Mal realized this wasn’t some sort of kidnapping scheme, or an attempt to frighten him. Eleanor wasn’t just eccentric. She was truly out of her goddamn mind.

“All forty-three of our Presidents carry the royal bloodline.” Eleanor said. “My family has the very same bloodline, Mr. Deiter. We’re Roosevelts. And one day, another Roosevelt will sit in the Oval Office.”

Mal pulled at his straps, hard as he could. They didn’t give an inch.

“Did you know the term blue blood was applied to nobility because those of royal descent tended to have fairer skin, which allowed blue veins to show through?” Eleanor asked. “While having royal blood makes someone like me genetically superior to someone like you, such purity does come with its particular challenges. Anemia and hemophilia are two of them. Phocomelia. Amelia. Porphyria. Achromia. Scoliosis. Alopecia. Thrombocytopenia.”

Insanity, Mal mentally added.

“These have plagued royal families for generations. My sons bear these burdens heroically, as nobility should. But they require regular transfusions in order to remain healthy. Y’all can’t buy blood at the corner market, Mr. Deiter. Especially not the rare type we need. When one of my boys becomes President, we’ll no doubt have unlimited access to the nation’s blood banks. In the meantime, the only way for me to get a regular supply of fresh blood is to acquire it myself.”
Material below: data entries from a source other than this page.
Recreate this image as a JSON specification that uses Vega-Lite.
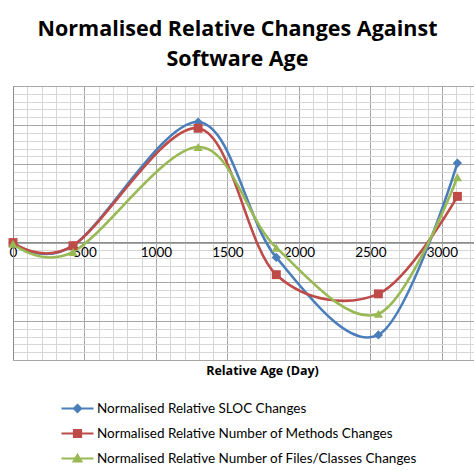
{
  "$schema": "https://vega.github.io/schema/vega-lite/v6.json",
  "width": 461,
  "height": 274,
  "autosize": {"type": "none"},
  "padding": {"left": 13, "top": 86, "right": 0, "bottom": 114},
  "background": "white",
  "title": {
    "text": ["Normalised Relative Changes Against", "Software Age"],
    "font": "Open Sans",
    "fontSize": 21.5,
    "fontWeight": "bold",
    "color": "#000000",
    "anchor": "middle",
    "dx": -6,
    "lineHeight": 30,
    "offset": 16
  },
  "config": {
    "view": {"stroke": null},
    "font": "Lato"
  },
  "data": {
    "values": [
      {"series": "Normalised Relative SLOC Changes", "age": 0, "value": 0.0},
      {"series": "Normalised Relative SLOC Changes", "age": 420, "value": -0.08},
      {"series": "Normalised Relative SLOC Changes", "age": 1295, "value": 3.08},
      {"series": "Normalised Relative SLOC Changes", "age": 1842, "value": -0.38},
      {"series": "Normalised Relative SLOC Changes", "age": 2556, "value": -2.36},
      {"series": "Normalised Relative SLOC Changes", "age": 3109, "value": 2.03},
      {"series": "Normalised Relative Number of Methods Changes", "age": 0, "value": 0.0},
      {"series": "Normalised Relative Number of Methods Changes", "age": 420, "value": -0.08},
      {"series": "Normalised Relative Number of Methods Changes", "age": 1295, "value": 2.92},
      {"series": "Normalised Relative Number of Methods Changes", "age": 1842, "value": -0.82},
      {"series": "Normalised Relative Number of Methods Changes", "age": 2556, "value": -1.31},
      {"series": "Normalised Relative Number of Methods Changes", "age": 3109, "value": 1.18},
      {"series": "Normalised Relative Number of Files/Classes Changes", "age": 0, "value": -0.03},
      {"series": "Normalised Relative Number of Files/Classes Changes", "age": 420, "value": -0.24},
      {"series": "Normalised Relative Number of Files/Classes Changes", "age": 1295, "value": 2.44},
      {"series": "Normalised Relative Number of Files/Classes Changes", "age": 1842, "value": -0.13},
      {"series": "Normalised Relative Number of Files/Classes Changes", "age": 2556, "value": -1.82},
      {"series": "Normalised Relative Number of Files/Classes Changes", "age": 3109, "value": 1.67}
    ]
  },
  "encoding": {
    "x": {
      "field": "age",
      "type": "quantitative",
      "scale": {"domain": [0, 3225], "nice": false, "zero": false},
      "axis": {
        "orient": "bottom",
        "offset": -118,
        "values": [0,100,200,300,400,500,600,700,800,900,1000,1100,1200,1300,1400,1500,1600,1700,1800,1900,2000,2100,2200,2300,2400,2500,2600,2700,2800,2900,3000,3100,3200],
        "labelExpr": "datum.value % 500 === 0 ? datum.label : ''",
        "format": "d",
        "grid": true,
        "gridColor": {"condition": {"test": "datum.value % 500 === 0", "value": "#a6a6a6"}, "value": "#d6d6d6"},
        "gridWidth": 1,
        "ticks": false,
        "domain": true,
        "domainColor": "#8c8c8c",
        "labelFont": "Lato",
        "labelFontSize": 13.5,
        "labelColor": "#000000",
        "labelPadding": 3,
        "labelFlush": false,
        "labelOverlap": false,
        "title": "Relative Age (Day)",
        "titleFont": "Open Sans",
        "titleFontSize": 12.5,
        "titleFontWeight": "bold",
        "titleColor": "#000000",
        "titleX": 249,
        "titleY": 132,
        "titleBaseline": "alphabetic",
        "titleAnchor": "middle"
      }
    },
    "y": {
      "field": "value",
      "type": "quantitative",
      "scale": {"domain": [-3, 4], "nice": false, "zero": false},
      "axis": {
        "orient": "left",
        "values": [-3,-2.8,-2.6,-2.4,-2.2,-2,-1.8,-1.6,-1.4,-1.2,-1,-0.8,-0.6,-0.4,-0.2,0,0.2,0.4,0.6,0.8,1,1.2,1.4,1.6,1.8,2,2.2,2.4,2.6,2.8,3,3.2,3.4,3.6,3.8,4],
        "labels": false,
        "ticks": false,
        "grid": true,
        "gridColor": {"condition": {"test": "abs(datum.value - round(datum.value)) < 0.001", "value": "#a6a6a6"}, "value": "#d6d6d6"},
        "domain": true,
        "domainColor": "#8c8c8c",
        "title": null
      }
    },
    "color": {
      "field": "series",
      "type": "nominal",
      "scale": {
        "domain": ["Normalised Relative SLOC Changes", "Normalised Relative Number of Methods Changes", "Normalised Relative Number of Files/Classes Changes"],
        "range": ["#4A7EBB", "#BE4B48", "#98B954"]
      },
      "legend": {
        "orient": "none",
        "legendX": 53,
        "legendY": 311,
        "title": null,
        "padding": 0,
        "symbolSize": 400,
        "symbolStrokeWidth": 2.2,
        "labelOffset": 8,
        "labelFont": "Lato",
        "labelFontSize": 13.5,
        "labelColor": "#000000",
        "labelLimit": 400,
        "rowPadding": 5,
        "encode": {
          "symbols": {
            "update": {
              "shape": {"signal": "datum.value === 'Normalised Relative SLOC Changes' ? 'M-1.6,0L1.6,0M0,-0.35L0.35,0L0,0.35L-0.35,0Z' : datum.value === 'Normalised Relative Number of Methods Changes' ? 'M-1.6,0L1.6,0M-0.35,-0.35L0.35,-0.35L0.35,0.35L-0.35,0.35Z' : 'M-1.6,0L1.6,0M0,-0.35L0.38,0.3L-0.38,0.3Z'"},
              "fill": {"signal": "scale('color', datum.value)"},
              "stroke": {"signal": "scale('color', datum.value)"},
              "opacity": {"value": 1}
            }
          }
        }
      }
    }
  },
  "layer": [
    {
      "mark": {"type": "line", "interpolate": "cardinal", "strokeWidth": 2.6}
    },
    {
      "transform": [{"filter": "datum.series === 'Normalised Relative SLOC Changes'"}],
      "mark": {"type": "point", "filled": true, "opacity": 1, "size": 85, "shape": "diamond"}
    },
    {
      "transform": [{"filter": "datum.series === 'Normalised Relative Number of Methods Changes'"}],
      "mark": {"type": "point", "filled": true, "opacity": 1, "size": 80, "shape": "square"}
    },
    {
      "transform": [{"filter": "datum.series === 'Normalised Relative Number of Files/Classes Changes'"}],
      "mark": {"type": "point", "filled": true, "opacity": 1, "size": 85, "shape": "triangle-up"}
    }
  ]
}
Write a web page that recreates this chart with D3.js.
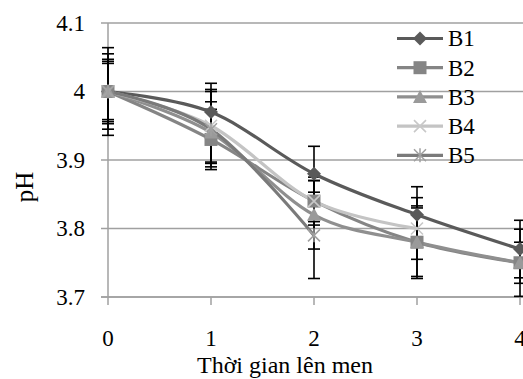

“You want my blood,” Mal stated.

“Goodness no, Mr. Deiter. Your lady friend, Deborah, has the type we require. Yours is no good to us. But you can still be useful. My son Jimmy doesn’t have any political aspirations, unfortunately. But he does hope to one day become a doctor. That’s a noble calling in itself. And for that, he needs a lot of practice.”